# Soccer club registration costs



## Lak (13 Jan 2013)

I am curious to know how much soccer clubs are charging  around different areas of Ireland to register players at senior, junior and academy levels and does your club offer family registrations for two or more kids. Also do you have to pay to train each week or collect subs at matches to pay for pitches and refs etc.
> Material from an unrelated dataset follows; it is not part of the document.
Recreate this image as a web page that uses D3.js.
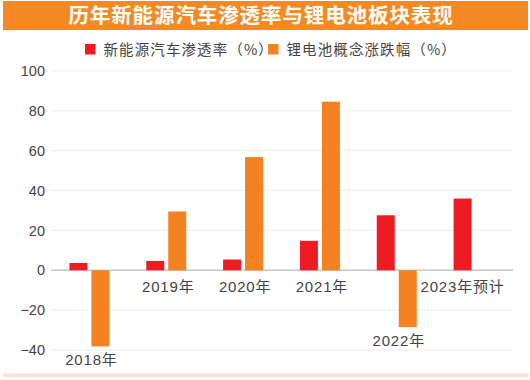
<!DOCTYPE html>
<html><head><meta charset="utf-8">
<script src="https://cdn.jsdelivr.net/npm/d3@7"></script>
<style>
html,body{margin:0;padding:0;background:#fff;}
svg{display:block;font-family:"Noto Sans CJK SC","Noto Sans",sans-serif;text-spacing-trim:space-all;}
</style></head>
<body><svg id="chart" width="530" height="380"></svg>
<script>
const title = "历年新能源汽车渗透率与锂电池板块表现";
const categories = ["2018年","2019年","2020年","2021年","2022年","2023年预计"];
const seriesNames = ["新能源汽车渗透率（%）","锂电池概念涨跌幅（%）"];
const penetration = [3.7, 4.7, 5.4, 14.8, 27.6, 36.0];
const batteryChange = [-38.2, 29.5, 56.8, 84.6, -28.5, null];
const yTicks = [100, 80, 60, 40, 20, 0, -20, -40];
const colors = ["#ED1C24", "#F58220"];
const numFont = "\"Liberation Sans\",\"Noto Sans CJK SC\",sans-serif";

const svg = d3.select("#chart");
// title bar
svg.append("rect").attr("x",3).attr("y",1).attr("width",525).attr("height",29).attr("fill","#F58A24");
svg.append("text").attr("x",261).attr("y",23).attr("text-anchor","middle")
  .attr("fill","#fff").attr("font-size",20.5).attr("font-weight","bold").attr("letter-spacing",0.9).text(title);

// legend
const legendX = [85, 268];
seriesNames.forEach((n,i)=>{
  svg.append("rect").attr("x",legendX[i]).attr("y",44).attr("width",10.5).attr("height",10.5).attr("fill",colors[i]);
  svg.append("text").attr("x",legendX[i]+18.5).attr("y",54.5).attr("font-size",14.5)
    .attr("letter-spacing",1.1).attr("fill","#444").text(n);
});

const y = d3.scaleLinear().domain([-40,100]).range([350,71]);
const x = d3.scaleBand().domain(categories).range([51,512]);
const bw = 18, gap = 4;

// grid
svg.append("g").selectAll("line").data(yTicks).join("line")
  .attr("x1",51).attr("x2",513).attr("y1",d=>y(d)).attr("y2",d=>y(d))
  .attr("stroke",d=>d===0?"#c8c8c8":"#eeeeee").attr("stroke-width",d=>d===0?1.5:1);

// y axis
const yAxis = d3.axisLeft(y).tickValues(yTicks).tickSize(0).tickPadding(0)
  .tickFormat(d=>d<0?"\u2212"+Math.abs(d):d);
const ga = svg.append("g").attr("transform","translate(45,0)").call(yAxis);
ga.select(".domain").remove();
ga.selectAll("text").attr("font-size",14.5).attr("fill","#444").attr("font-family",numFont);

// bars
const cx = c => x(c) + x.bandwidth()/2;
const g = svg.append("g");
g.selectAll("rect.s0").data(categories).join("rect").attr("class","s0")
  .attr("x",c=>cx(c)-gap/2-bw).attr("width",bw)
  .attr("y",(c,i)=>y(Math.max(0,penetration[i]))).attr("height",(c,i)=>Math.abs(y(penetration[i])-y(0)))
  .attr("fill",colors[0]);
g.selectAll("rect.s1").data(categories.filter((c,i)=>batteryChange[i]!==null)).join("rect").attr("class","s1")
  .attr("x",c=>cx(c)+gap/2).attr("width",bw)
  .attr("y",c=>{const v=batteryChange[categories.indexOf(c)];return y(Math.max(0,v));})
  .attr("height",c=>{const v=batteryChange[categories.indexOf(c)];return Math.abs(y(v)-y(0));})
  .attr("fill",colors[1]);

// category labels
svg.append("g").selectAll("text").data(categories).join("text")
  .attr("x",(c,i)=>batteryChange[i]===null ? cx(c)-gap/2-bw/2 : cx(c)+2)
  .attr("y",(c,i)=>{const v=batteryChange[i];return (v!==null&&v<0)? y(v)+19 : y(0)+22;})
  .attr("text-anchor","middle").attr("font-size",15).attr("letter-spacing",0.8)
  .attr("font-family",numFont).attr("fill","#444").text(c=>c);

// bottom line
svg.append("rect").attr("x",3).attr("y",373.5).attr("width",526).attr("height",3.5).attr("fill","#FDE3CB");
</script></body></html>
Would very much appreciate knowing what your local club charges ( you don't need to name the club if you so wish) and do you think you get value for money
Thanks in advance
Lak


----------



## Flexible (15 Jan 2013)

There is a website called foot.ie I think you might get a better response there.


----------



## Lak (16 Jan 2013)

Thanks, I will try over there.


----------



## Hurling Fan (17 Jan 2013)

Hi Lak, my four kids are members of our local soccer club.  For the oldest 2 we pay 75 each membership - this includes a family discount.  Otherwise it would be 85 each.  The oldest plays U17.  Our one daughter has just started (well last Sept) playing U11 soccer and for her it was 40.  Don't know why the difference - she won't play a lot of matches but still trains weekly.  Maybe because it is a fledgling team.  Our youngest is only just 7 and he plays with the tiny tots which is just training really and for him we pay 2 per session.  No joining fee.  I do think its excellent value for money as they get training every week and a match every other weekend.  The club does have some astra turf pitches which I think they're still paying off and they used to have smaller membership fees and charge a few euro each training for the cages but they changed that a number of years ago and just charges the membership fees now.  Don't pay for the ref either.


----------



## Lak (22 Jan 2013)

Thankyou hurling fan for your response, sounds good value. The only reason I am.asking is to evaluate our own club fees and bring them down as low as we can but still pay the bills. I see some clubs in Dublin charge 250 for the first child 200 for the second and 100 for the third, quite a lot for one family, though I actually fully appreciate how it could well amount to this much to keep a club running.  We have a family membership of 140 for more than one regardless if there be two or ten


----------



## Hurling Fan (23 Jan 2013)

No problem Lak.  Yes I do think we get good value although some people do think its too much.  I hear all this on the sideline and am always on to parents to go the AGM and air their views as fees are always discussed there but as usual no more than a handful of parents ever turn up ... other clubs are the same I know ... but thats a whole other thread!

I probably should have said that the club does fundraise as well - a couple of raffles a years and also 2 bagpacks so I'm sure that helps to keeps fees down as well.


----------